The Weekend Exploit: Uncut Version (a repost from my eBloggy)

It's Monday and I'm supposed to feel refreshed and recharged but for some reason, I feel more tired than I did last Friday. It's not that I do not know why. hahahahahahaha

It must've been because of the weather. I felt freakin horny yesterday so I went to this place where I was damn sure i'd get laid. So I was doin the rounds when I bumped into this guy. He was around 5'9 tall and a bit skinny. He was lanky. The first time i saw him I thought he was too effeminate for me. It must've been because he walked like he was strutting the ramp or something. Well it didn't take me long to find out he was more than the man that i was hoping for.

I wouldn't give you the details of what we did but i'd tell you one thing. He was uncut. hehehehehe I've always wanted to be with a guy who was uncut. It wasn't the first time i saw one but it was the first time i saw one on a Filipino. The first uncut appendage i saw was that of a freakin blonde hottie who unfortunately was a lot older than i am. Still yummy though, but old just the same. This guy I was with yesterday, i found out, was 22 years old and works at a Chowking outlet near where I live. It was funny cause before we got into each other's pants, i had to ask if he was a cb. I just wanted to be sure cause I didn't have money then. :-) And it's not my style to pay for sex.

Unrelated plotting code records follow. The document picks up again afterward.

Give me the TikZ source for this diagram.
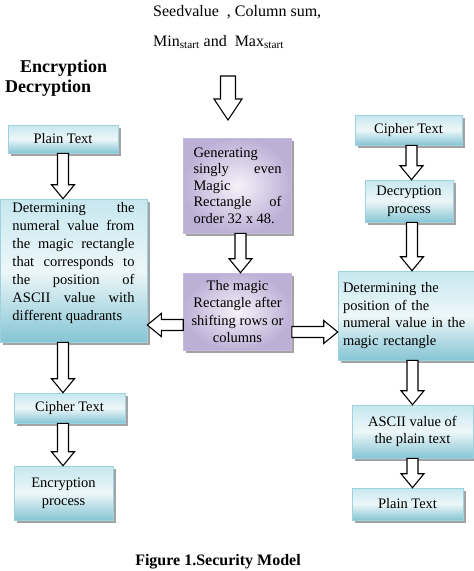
\documentclass[tikz,border=0pt]{standalone}
\usepackage{fontspec}
\setmainfont{Liberation Serif}
\usetikzlibrary{calc, shadows, positioning}

\definecolor{cyanlight}{HTML}{C6E7EF}
\definecolor{cyanmid}{HTML}{EDF7F9}
\definecolor{cyandark}{HTML}{86C5D4}
\definecolor{cyanline}{HTML}{9ED2DE}
\definecolor{lilaclight}{HTML}{F5F2F9}
\definecolor{lilacdark}{HTML}{BDB0D6}
\definecolor{lilacline}{HTML}{C6BADB}

\newcommand{\bxfont}{\fontsize{14.5}{17.5}\selectfont}

\tikzset{%
   % gradient boxes of the flow chart
   cyanbox/.style={
      rectangle,
      draw=cyanline,
      line width=.6pt,
      top color=cyanlight,
      bottom color=cyandark,
      middle color=cyanmid,
      drop shadow={shadow xshift=2.5pt, shadow yshift=-2.5pt, fill=black!45, opacity=.8},
      inner sep=0pt,
      font=\bxfont,
      align=center
   },
   lilacbox/.style={
      rectangle,
      draw=lilacline,
      line width=.6pt,
      inner color=lilaclight,
      outer color=lilacdark,
      drop shadow={shadow xshift=2.5pt, shadow yshift=-2.5pt, fill=black!45, opacity=.8},
      inner sep=0pt,
      font=\bxfont,
      align=center
   },
   blk shaft/.initial=5.5pt,
   blk head/.initial=11.5pt,
   blk len/.initial=14pt,
   % hollow block arrow from start to target
   hollow/.style={
      draw=black,
      fill=white,
      line width=1.1pt,
      line join=miter,
      to path={
         let \p1=(\tikztostart), \p2=(\tikztotarget),
             \p3=($(\p2)!\pgfkeysvalueof{/tikz/blk len}!(\p1)$) in
         ($(\p1)!\pgfkeysvalueof{/tikz/blk shaft}!90:(\p2)$)
         -- ($(\p3)!\pgfkeysvalueof{/tikz/blk shaft}!90:(\p2)$)
         -- ($(\p3)!\pgfkeysvalueof{/tikz/blk head}!90:(\p2)$)
         -- (\p2)
         -- ($(\p3)!\pgfkeysvalueof{/tikz/blk head}!-90:(\p2)$)
         -- ($(\p3)!\pgfkeysvalueof{/tikz/blk shaft}!-90:(\p2)$)
         -- ($(\p1)!\pgfkeysvalueof{/tikz/blk shaft}!-90:(\p2)$)
         -- cycle
      }
   },
   bigblk/.style={blk shaft=7.5pt, blk head=14pt, blk len=21pt}
}

\begin{document}
\begin{tikzpicture}[x=1pt, y=-1pt]
    \useasboundingbox (0,0) rectangle (474,571);

    \node[anchor=west, align=left, inner sep=0pt, font=\fontsize{16}{30}\selectfont] (seed) at (153,27)
        {Seedvalue\ \ , Column sum,\\Min\textsubscript{start} and\ \ Max\textsubscript{start}};
    \node[anchor=west, inner sep=0pt, font=\fontsize{18}{20}\selectfont\bfseries] (enc) at (20,68) {Encryption};
    \node[anchor=west, inner sep=0pt, font=\fontsize{18}{20}\selectfont\bfseries] (dec) at (5,88) {Decryption};

    % encryption side
    \node[cyanbox, minimum width=110pt, minimum height=28pt] (ptL) at (63,139) {Plain Text};
    \node[cyanbox, minimum width=147pt, minimum height=143pt, text width=122pt, align=justify,
          font=\fontsize{14.5}{18}\selectfont, inner ysep=2pt, text depth=126pt] (detL) at (73.5,270.5)
        {Determining the\linebreak numeral value from\linebreak the magic rectangle\linebreak
         that corresponds to\linebreak the position of\linebreak ASCII value with\linebreak
         different quadrants};
    \node[cyanbox, minimum width=111pt, minimum height=30pt] (ctL) at (69.5,408) {Cipher Text};
    \node[cyanbox, minimum width=99pt, minimum height=54pt] (encL) at (63.5,493) {Encryption\\process};

    % magic rectangle
    \node[lilacbox, minimum width=108pt, minimum height=95pt, text width=88pt, align=justify,
          font=\fontsize{14.5}{16.5}\selectfont] (gen) at (237.5,185.5)
        {Generating\linebreak singly even\linebreak Magic\linebreak Rectangle of\linebreak order 32 x 48.};
    \node[lilacbox, minimum width=108pt, minimum height=77pt] (mag) at (237.5,311.5)
        {The magic\\Rectangle after\\shifting rows or\\columns};

    % decryption side
    \node[cyanbox, minimum width=107pt, minimum height=30pt] (ctR) at (408.5,130) {Cipher Text};
    \node[cyanbox, minimum width=88pt, minimum height=42pt] (decR) at (409,201) {Decryption\\process};
    \node[cyanbox, minimum width=136pt, minimum height=89pt, text width=126pt, align=left] (detR) at (406,315.5)
        {Determining the\\position of the\\numeral value in the\\magic rectangle};
    \node[cyanbox, minimum width=121pt, minimum height=53pt] (asciiR) at (412.5,431.5) {ASCII value of\\the plain text};
    \node[cyanbox, minimum width=111pt, minimum height=32pt] (ptR) at (407.5,504) {Plain Text};

    \node[font=\fontsize{16}{18}\selectfont\bfseries] (cap) at (218,562) {Figure 1.Security Model};

    \coordinate (inA) at (228,76);
    \coordinate (inB) at (228,120);
    \draw[hollow, bigblk] (inA) to (inB);

    \draw[hollow] (ptL.south) to (detL.north -| ptL.south);
    \draw[hollow] (detL.south -| ptL.south) to (ctL.north -| ptL.south);
    \draw[hollow] (ctL.south -| ptL.south) to (encL.north -| ptL.south);

    \draw[hollow] ([xshift=3pt]gen.south) to ([xshift=3pt]mag.north);
    \draw[hollow] ([yshift=-13.5pt]mag.west) to ([yshift=-13.5pt]mag.west -| detL.east);
    \draw[hollow] ([yshift=-20.5pt]mag.east) to ([yshift=-20.5pt]mag.east -| detR.west);

    \draw[hollow] ([xshift=3pt]ctR.south) to ([xshift=3pt]ctR.south |- decR.north);
    \draw[hollow] ([xshift=3pt]decR.south) to ([xshift=3pt]decR.south |- detR.north);
    \draw[hollow] (detR.south -| asciiR.north) to (asciiR.north);
    \draw[hollow] (asciiR.south) to (ptR.north -| asciiR.south);
\end{tikzpicture}
\end{document}
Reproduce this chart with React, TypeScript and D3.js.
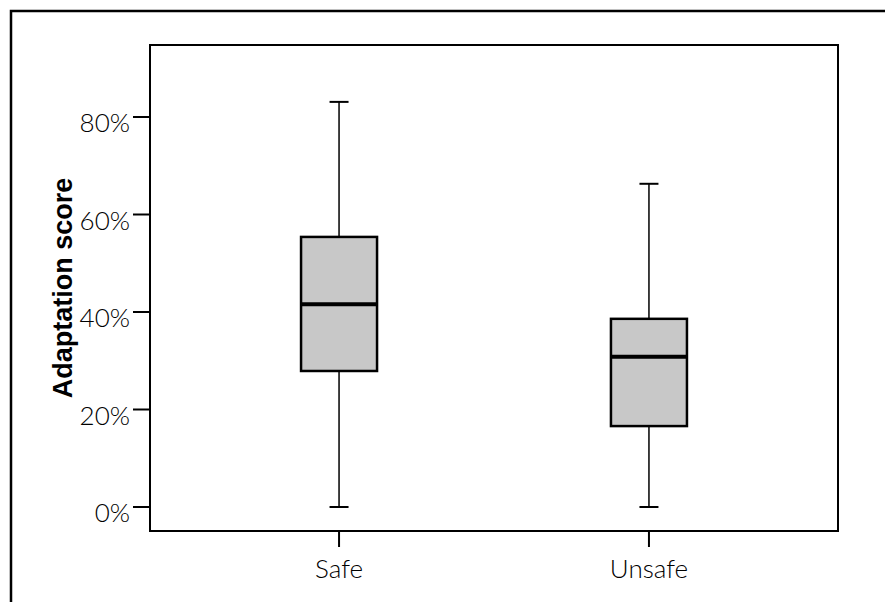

I thought he had a puny member the first time i glanced at it. I found out he hadn't had all of it out yet. It was shameful I couldn't keep smiling when i realized he was uncut... and huge. The more shameful part was when I asked for his number after we were done. I don't usually give out or ask for my one-timer's numbers. But I couldn't just let him leave without being certian we'd do it again. hehehehehehe. He got me hooked.

No I haven't fallen for him. I don't even know him. But he was pretty nice. He even volunteered to keep me company while i did my grocery after. The thing is, it's pretty clear to me that that was just that. Sex. I'd do it again with him. But i don't think i'd fall in love with him. I'm more practical now than emotional. And I know how to distinguish lust from love.